Sport et ville étaient, jusqu’à une époque récente, deux mots quasiment antinomiques. Le sport avait ses lieux d’expression précis et bien localisés : les stades les gymnases, les vélodromes et autres arènes. Les courses cyclistes constituaient l’exception remarquable : à certaines occasions précises, la ville devenait le cadre du passage de pelotons qui en désorganisait momentanément l’ordonnancement. Aujourd’hui, le sport devient spectacle urbain avec des lieux d’expression populaire à l’occasion d’événements sportifs : élection de la ville organisatrice des Jeux Olympiques, retour victorieux d’un champion ou d’une équipe, sont autant d’occasions d’investir la ville qui devient tour à tour stade et tribune. Le sport dans la ville dépasse largement la seule population concernée par des pratiques compétitives et, de ce fait, la conception même de la relation entre le sport et la ville, voire même les mobiliers urbains, doivent être revus pour être adaptés aux nouvelles attentes sociales.

Cette nouvelle configuration des loisirs déborde largement le seul phénomène sportif avec le retour d’autres pratiques culturelles dans l’espace public : musique, danse de rue, expressions graphiques etc. qui démontrent que l’espace urbain peut être un lieu d’échanges et d’interactions sociales majeures avec ce passage de l’utilitaire au récréatif. Il s’en suit aussi la volonté du « paraître sportif ». Être vêtu en tenue de sport sans raison apparente, parfois même à contre-emploi, fait fonctionner le marché des articles de sport sans que, le plus souvent, le porteur cherche à montrer quoi que ce soit de particulier.

Le sport est aussi prétexte à des déplacements vers un lieu précis, une ville organisatrice d’un événement qui dépasse le cadre de la collectivité, et qui provoque des phénomènes touristiques, le tourisme sportif urbain, qui apparaît au cours des années 1980, en Europe et aux États-Unis Certaines manifestations qui ne se déroulent que dans les grandes cités (Coupe du Monde de football, Jeux Olympiques, tournois de tennis, etc.) ont pris de l’ampleur sous l’impulsion des médias, entraînant la création d’équipements sportifs gigantesques ainsi que le développement ou la re-création d’aménagements urbains (routes, aéroports, transports en commun, etc.) et drainant des flux de sportifs, de spectateurs et de journalistes toujours plus importants. Parallèlement, des manifestations de masse tels les marathons, les randonnées en rollers, en vélo, etc. se sont développées attirant des flots de participants impressionnants, venant parfois de l’étranger ou de distances considérables et nécessitant hébergement et restauration. Les retombées indirectes, en termes de notoriété et de relations internationales constituent probablement les effets à la fois les moins mesurables et les plus assurés.

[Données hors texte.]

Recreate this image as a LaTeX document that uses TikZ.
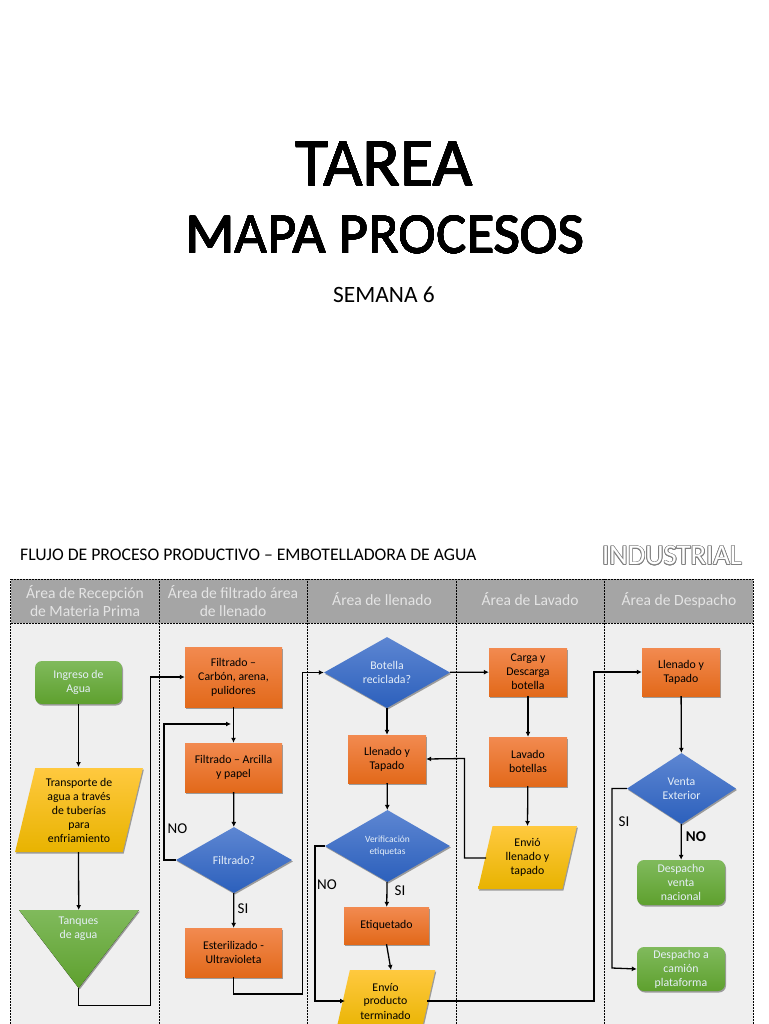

Se pose enfin la question de la durabilité de l’impact des grandes manifestations sportives. En effet il ne faut pas confondre une haute conjoncture, phénomène momentané causé par la tenue d’une manifestation sportive, et croissance, phénomène structurel. Plus les équipements nécessaires sont importants, plus les travaux d’accompagnement (routes, aéroports, lignes de métro ou de tramway, etc.) sont nécessaires et plus l’impact à court terme peut se révéler positif. Encore faut-il, condition souvent omise, que le tissu économique de la région concernée ait les capacités de répondre aux besoins en investissements, en matériel, en qualifications, etc.